Y la forma de mezclar todos esos elementos es el habitual guión tramposo en el que no se ponen todas las cartas encima de la mesa con la finalidad de conseguir los mayores golpes de efectos narrativos posibles, sobre todo en su desenlace, que se busca sorprendente a costa tanto del rigor de todo lo anterior como de la entidad del conjunto de la historia.

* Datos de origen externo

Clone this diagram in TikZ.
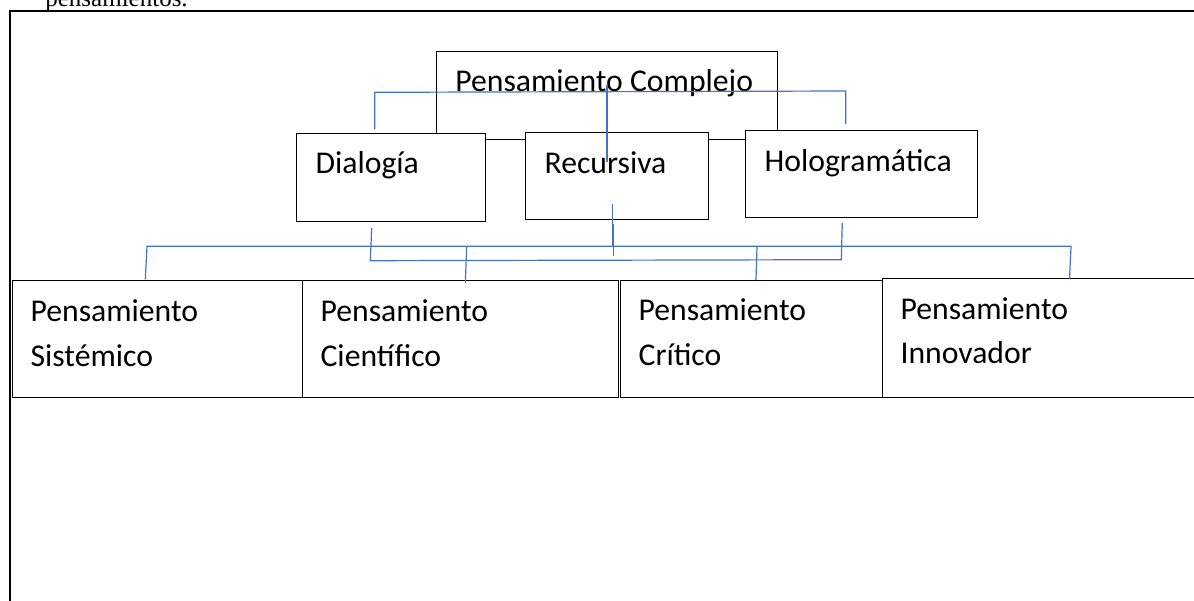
\documentclass[tikz,border=0pt]{standalone}
\usepackage{fontspec}
\newfontfamily\carlito{Carlito}
\newfontfamily\tiempos{Liberation Serif}
\definecolor{azulword}{HTML}{4472C4}
\tikzset{
    caja/.style={draw=black, line width=0.55pt, fill=white, anchor=north west, inner sep=0pt},
    rotulo/.style={anchor=base west, inner sep=0pt, align=left, font=\carlito\fontsize{15.85pt}{22.15pt}\selectfont},
    enlace/.style={azulword, line width=0.6pt},
}
\begin{document}
\begin{tikzpicture}[x=0.5pt, y=-0.5pt]
    \useasboundingbox (0,0) rectangle (1194,600);
    % marco de la tabla
    \draw[line width=1.15pt] (9.7,11.3) rectangle (1230,650);
    \node[anchor=base west, inner sep=0pt, font=\tiempos\fontsize{12.5pt}{14pt}\selectfont] (resto) at (45,6) {pensamientos.};
    % nivel superior
    \node[caja, minimum width=170.65pt, minimum height=44pt] (complejo) at (436,51) {};
    \node[rotulo] (tcomplejo) at (455,91.7) {Pensamiento Complejo};
    % principios
    \node[caja, minimum width=94.5pt, minimum height=43.6pt] (dialogia) at (296,133.3) {};
    \node[rotulo] (tdialogia) at (315.2,173.3) {Dialogía};
    \node[caja, minimum width=91.5pt, minimum height=43.65pt] (recursiva) at (524.7,131.7) {};
    \node[rotulo] (trecursiva) at (544.2,173) {Recursiva};
    \node[caja, minimum width=116pt, minimum height=43.35pt] (holo) at (745,130.3) {};
    \node[rotulo] (tholo) at (764.2,171.7) {Hologramática};
    % tipos de pensamiento (base = segunda linea)
    \node[caja, minimum width=145.15pt, minimum height=58.5pt] (sistemico) at (12,279.7) {};
    \node[rotulo] (tsistemico) at (30.2,366) {Pensamiento\\Sistémico};
    \node[caja, minimum width=157.6pt, minimum height=58.65pt] (cientifico) at (302.3,279.7) {};
    \node[rotulo] (tcientifico) at (320.2,366) {Pensamiento\\Científico};
    \node[caja, minimum width=130.85pt, minimum height=58.65pt] (critico) at (620,279.7) {};
    \node[rotulo] (tcritico) at (638.2,365) {Pensamiento\\Crítico};
    \node[caja, minimum width=170pt, minimum height=59.65pt] (innovador) at (881.7,277.7) {};
    \node[rotulo] (tinnovador) at (900.2,363.3) {Pensamiento\\Innovador};
    % conectores
    \coordinate (busizq) at (147,246.3);
    \coordinate (busder) at (1071,246.3);
    \draw[enlace] (374.7,129) -- (374.7,92.3) -- (845.7,91) -- (845.7,124);
    \draw[enlace] (607,85) -- (607,161.7);
    \draw[enlace] (612.3,204) -- (612.3,247);
    \draw[enlace] (613.7,224) -- (613.7,255.5);
    \draw[enlace] (145.3,279.3) -- (busizq) -- (busder) -- (1069.5,279);
    \draw[enlace] (466.7,246.3) -- (465.3,282.7);
    \draw[enlace] (757,246.3) -- (756,280);
    \draw[enlace] (371.7,228) -- (370.3,260.7) -- (841.3,259.7) -- (842.3,223);
\end{tikzpicture}
\end{document}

Descontadas sus indudables virtudes de producción, de las que se pueden encontrar y, por qué no, disfrutar detalles en casi cualquier secuencia, especialmente en una historia en la que la informática y los gadgets son elementos importantes en el desarrollo de la trama, lo peor de productos como La prueba no es, con todo, que se esconda infantilmente información al espectador durante la mayor parte de su metraje para estamparle en la cara finalmente el desenlace pretendidamente más sorprendente posible, sino más bien la tosquedad y aparatosidad de los hitos narrativos sobre los que avanza y se hace descansar la historia, que, de esta manera, como cualquier telefilme, no permiten la más mínima sugerencia o segunda lectura ni perfilar personajes dignos de tal nombre, lo que a este último respecto da lugar a diálogos pomposamente ingeniosos más que auténticamente inteligentes, es decir, muertos, vacíos, huecos, sin apenas ligazón real con quienes los recitan.

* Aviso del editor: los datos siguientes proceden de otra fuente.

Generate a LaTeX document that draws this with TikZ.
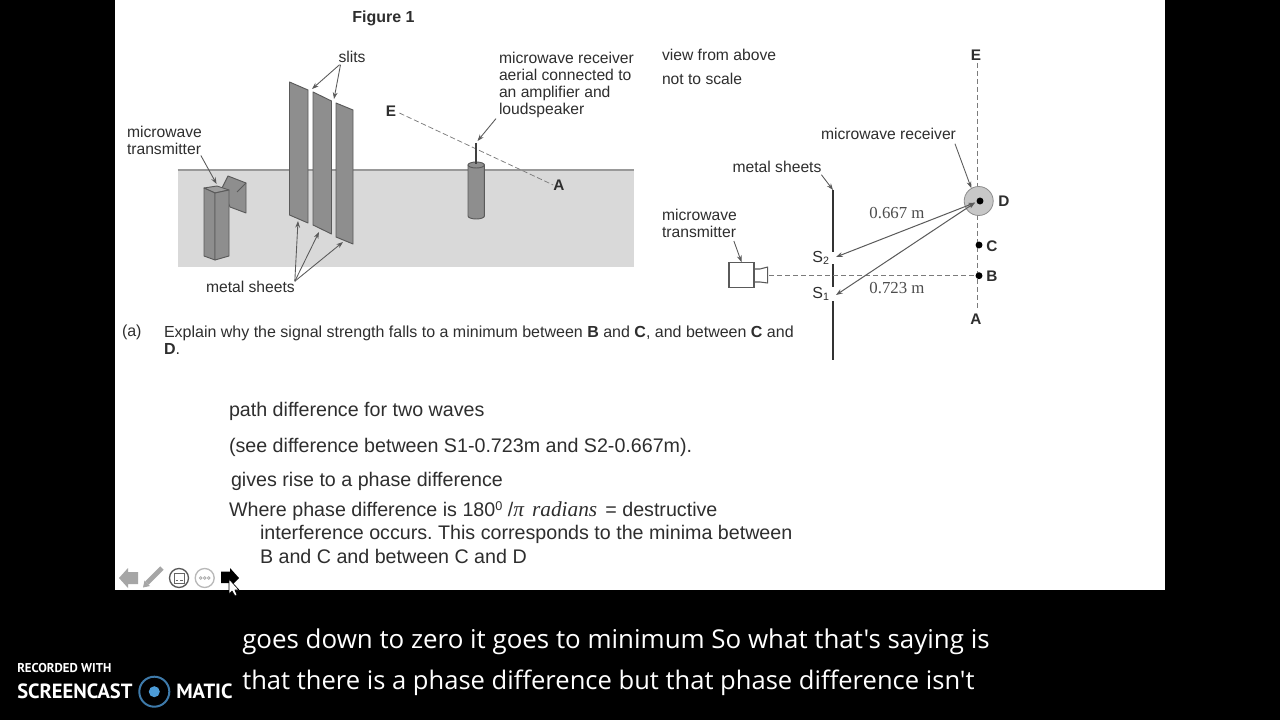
\documentclass[tikz,border=0pt]{standalone}
\usepackage{fontspec}
\setmainfont{Liberation Sans}
\newfontfamily\capfont{Open Sans}
\newfontfamily\logofont{PT Sans}
\newfontfamily\serifface{Liberation Serif}
\usetikzlibrary{arrows.meta}
\newcommand{\fs}[2]{\fontsize{#1}{#2}\selectfont}
\definecolor{ink}{HTML}{2E2E2E}
\definecolor{sheet}{HTML}{8E8E8E}
\definecolor{edge}{HTML}{5A5A5A}
\definecolor{logoring}{HTML}{3E7AAA}
\definecolor{logodot}{HTML}{4C9CD8}
\tikzset{
  x=0.75pt,y=-0.75pt,
  lbl/.style={inner sep=0pt,outer sep=0pt,text=ink,font=\fs{11.75}{12.75},align=left,anchor=west},
  body/.style={inner sep=0pt,outer sep=0pt,text=ink,font=\fs{14.75}{17}\frenchspacing,anchor=west},
  letter/.style={inner sep=0pt,text=ink,font=\bfseries\fs{11.5}{12}},
  measure/.style={inner sep=0pt,text=ink!85,font=\serifface\fs{12.6}{13}},
  caption line/.style={inner sep=0pt,text=white,anchor=west},
  logo/.style={inner sep=0pt,text=white,anchor=west},
  solid3d/.style={fill=sheet,draw=edge,line width=0.7pt,line join=round},
  pointer/.style={draw=edge,line width=0.65pt,-{Stealth[length=5pt,width=3.6pt]}},
  ray/.style={draw=edge,line width=0.75pt,{Stealth[length=5pt,width=3.6pt]}-{Stealth[length=5pt,width=3.6pt]}},
  axis/.style={draw=edge!80,line width=0.55pt,dash pattern=on 4pt off 2pt},
  spot/.style={circle,fill=black,inner sep=0pt,minimum size=5.2pt},
}
\begin{document}
\begin{tikzpicture}
\useasboundingbox (0,0) rectangle (1280,720);
\fill[black] (0,0) rectangle (1280,720);
\fill[white] (115,0) rectangle (1165,590);

% ---- left figure
\node[inner sep=0pt,font=\bfseries\fs{12}{13},text=ink] (fig) at (383.5,18) {Figure 1};
\fill[black!15] (177.6,170) rectangle (634,267);
\draw[black!40,line width=0.8pt] (177.6,170) -- (634,170);

% transmitter
\draw[solid3d] (222,188) -- (228,176) -- (246,183) -- (246,213) -- (230,207) -- cycle;
\draw[edge,line width=0.6pt] (237,192) -- (246,183);
\draw[solid3d,fill=black!38] (204,188) -- (217,186) -- (229,190) -- (215,193) -- cycle;
\draw[solid3d] (204,188) -- (215,193) -- (215,260) -- (204,256) -- cycle;
\draw[solid3d] (215,193) -- (229,190) -- (229,256) -- (215,260) -- cycle;

% sheets
\draw[solid3d] (289.5,82) -- (308,90) -- (308,223) -- (289.5,215) -- cycle;
\draw[solid3d] (313,92) -- (331.5,101) -- (331.5,234) -- (313,225) -- cycle;
\draw[solid3d] (336,103) -- (353,110) -- (353,244) -- (336,237) -- cycle;
\coordinate (slitA) at (312,89);
\coordinate (slitB) at (334,99);
\coordinate (sheetA) at (298,221);
\coordinate (sheetB) at (319,232);
\coordinate (sheetC) at (343,242);

% dashed line with receiver
\node[letter] (Eleft) at (391,111) {E};
\node[letter] (Aleft) at (559,185) {A};
\draw[axis] (Eleft.east)+(3,2) -- (Aleft.west);
\draw[solid3d] (468,165) -- (468,216) arc[start angle=180,end angle=0,x radius=8.2,y radius=3] -- (484.4,165) -- cycle;
\draw[solid3d] (476.2,165) ellipse[x radius=8.2,y radius=3];
\draw[black!75,line width=1.5pt] (476,143) -- (476,164);
\coordinate (aerial) at (477.5,141);

% labels
\node[lbl,anchor=center] (slits) at (352,57) {slits};
\node[lbl,anchor=north west] (rxl) at (499,52) {microwave receiver\\aerial connected to\\an amplifier and\\loudspeaker};
\node[lbl,anchor=north west] (txl) at (127,126) {microwave\\transmitter};
\node[lbl] (msl) at (206,287) {metal sheets};
\draw[pointer] (slits.south west)+(1,2) -- (slitA);
\draw[pointer] (slits.south west)+(2,2) -- (slitB);
\draw[pointer] (rxl.south west)+(-3,1) -- (aerial);
\coordinate (txtop) at (216.6,184);
\draw[pointer] (txl.south east)+(-1,1) -- (txtop);
\draw[pointer] (msl.north east) -- (sheetA);
\draw[pointer] (msl.north east) -- (sheetB);
\draw[pointer] (msl.north east) -- (sheetC);

% ---- right figure
\node[lbl] (vfa) at (662,55) {view from above};
\node[lbl] (nts) at (662,79) {not to scale};
\node[letter] (Eright) at (976,55) {E};
\node[letter] (Aright) at (976,319) {A};
\coordinate (axisTop) at (977,63);
\coordinate (axisEnd) at (977,310);
\draw[axis] (axisTop) -- (axisEnd);
\node[circle,fill=black!22,draw=black!45,line width=0.6pt,minimum size=21.75pt,inner sep=0pt] (disc) at (978.7,201) {};
\node[spot] (dotD) at (980,201) {};
\node[spot] (dotC) at (979,245) {};
\node[spot] (dotB) at (979,275.7) {};
\node[letter] (D) at (1004,201) {D};
\node[letter] (C) at (992,246) {C};
\node[letter] (B) at (992,276) {B};

\node[lbl,anchor=center] (rxr) at (888.5,134) {microwave receiver};
\node[lbl,anchor=center] (msr) at (777,167) {metal sheets};
\node[lbl,anchor=north west] (txr) at (662,209.5) {microwave\\transmitter};
\coordinate (sheetTop) at (833,190);
\draw[pointer] (rxr.south east)+(-1,4) -- (disc.120);
\draw[pointer] (msr.south east)+(0,2) -- (sheetTop);

\draw[black!80,line width=1pt] (sheetTop) -- (833,252);
\draw[black!80,line width=1pt] (833,264) -- (833,287);
\draw[black!80,line width=1pt] (833,301) -- (833,360);

% camera
\node[draw=edge,line width=0.8pt,minimum size=18.75pt,inner sep=0pt,fill=white] (cam) at (741.5,275.2) {};
\draw[edge,line width=0.8pt,line join=round] (754,269) -- (760,269) -- (767.7,267) -- (767.7,283) -- (760,282) -- (754,282);
\coordinate (horn) at (769,275.7);
\draw[axis] (horn) -- (dotB);
\draw[pointer] (txr.south east)+(-3,3) -- (cam.north);

\node[inner sep=0pt,font=\fs{12}{13},text=ink] (S2) at (821,258) {S\textsubscript{2}};
\node[inner sep=0pt,font=\fs{12}{13},text=ink] (S1) at (821,294) {S\textsubscript{1}};
\coordinate (slit2) at (836,257);
\coordinate (slit1) at (836,295);
\coordinate (rayend) at (975,202.7);
\draw[ray] (slit2) -- (rayend);
\draw[ray] (slit1) -- (rayend);
\node[measure] (d2) at (897,213) {0.667 m};
\node[measure] (d1) at (897,288) {0.723 m};

% ---- question
\node[lbl,font=\fs{12}{12.75}] (qa) at (122,332.5) {(a)};
\node[lbl,font=\fs{12}{12.75},anchor=north west] (qt) at (164,326) {Explain why the signal strength falls to a minimum between \textbf{B} and \textbf{C}, and between \textbf{C} and\\\textbf{D}.};

% ---- answer
\node[body] (l1) at (229,411) {path difference for two waves};
\node[body] (l2) at (229,447) {(see difference between S1-0.723m and S2-0.667m).};
\node[body] (l3) at (231,481) {gives rise to a phase difference};
\node[body] (l4) at (229,511) {Where phase difference is 180{\fs{9.5}{10}\raisebox{4.5pt}{0}} /{\serifface\itshape\fs{16}{17}π\hspace{6pt}radians}\hspace{2pt} = destructive};
\node[body] (l5) at (260,534) {interference occurs. This corresponds to the minima between};
\node[body] (l6) at (260,556.5) {B and C and between C and D};

% ---- toolbar
\fill[black!35] (119,578) -- (128,568) -- (128,572) -- (138,572) -- (138,584) -- (128,584) -- (128,588) -- cycle;
\draw[black!35,line width=3.6pt] (147,583) -- (162,568);
\fill[black!35] (143,587.5) -- (144.5,580.5) -- (150,586) -- cycle;
\draw[black!65,line width=1pt] (179,578) circle[radius=9.5];
\draw[black!60,line width=0.6pt] (174,573) rectangle (184,583);
\draw[black!60,line width=1pt] (175.5,580.5) -- (178,580.5) (180,580.5) -- (182.5,580.5);
\draw[black!28,line width=1pt] (204.7,578) circle[radius=9.5];
\foreach \dx in {-4,0,4} \draw[black!35,line width=0.5pt] (204.7+\dx,578) circle[radius=1.4];
\fill[black] (221,571.5) -- (230,571.5) -- (230,568) -- (239,578) -- (230,587) -- (230,583) -- (221,583) -- cycle;
\draw[black,fill=white,line width=0.5pt,line join=round] (229,579) -- (229,594) -- (232,591) -- (235,596) -- (237,595) -- (235,590) -- (239,590) -- cycle;

% ---- captions
\node[caption line,font=\capfont\fs{19.43}{22}] (cap1) at (242,642) {goes down to zero it goes to minimum So what that's saying is};
\node[caption line,font=\capfont\fs{19.17}{22}] (cap2) at (242,683) {that there is a phase difference but that phase difference isn't};

% ---- logo
\node[logo,font=\logofont\bfseries\fs{9.6}{10}] (rec) at (17,668) {RECORDED WITH};
\node[logo,font=\logofont\bfseries\fs{15.4}{16}] (scr) at (17,691.5) {SCREENCAST};
\node[logo,font=\logofont\bfseries\fs{15.4}{16}] (mat) at (176,691.5) {MATIC};
\draw[logoring,line width=1.5pt] (154.3,691.7) circle[radius=15];
\fill[logodot] (154.3,691.7) circle[radius=5.5];
\end{tikzpicture}
\end{document}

Así las cosas, el indudable talento que se le sabe y se le ve a Al Pacino, personaje desencadenante de la trama buscando el reclutamiento (The Recruit es el auténtico título) de agentes especiales para la C.I.A,. se mueve en el vacío de lo mecánico y, por tanto, más histriónico que en otras ocasiones en que tiene que chillar y gesticular aun más, ya que sus diálogos, no sustentados en nada, son tan brillantes como arbitrarios. Por su parte, Collin Farrell, el reclutado, con su careto bobalicón de eterno sorprendido, no da la talla intentando dar el tipo de talentoso candidato a ingresar en la élite de la Agencia de espionaje o, una vez dentro, de enfrentarse a los retos subsiguientes que ello le acarrea.

Como suele ser habitual en estas producciones, el trazo grueso aparentemente impactante es exageradamente acompañado por una omnipresente y estentórea banda sonora que subraya en exceso lo que ya de por sí resulta evidente.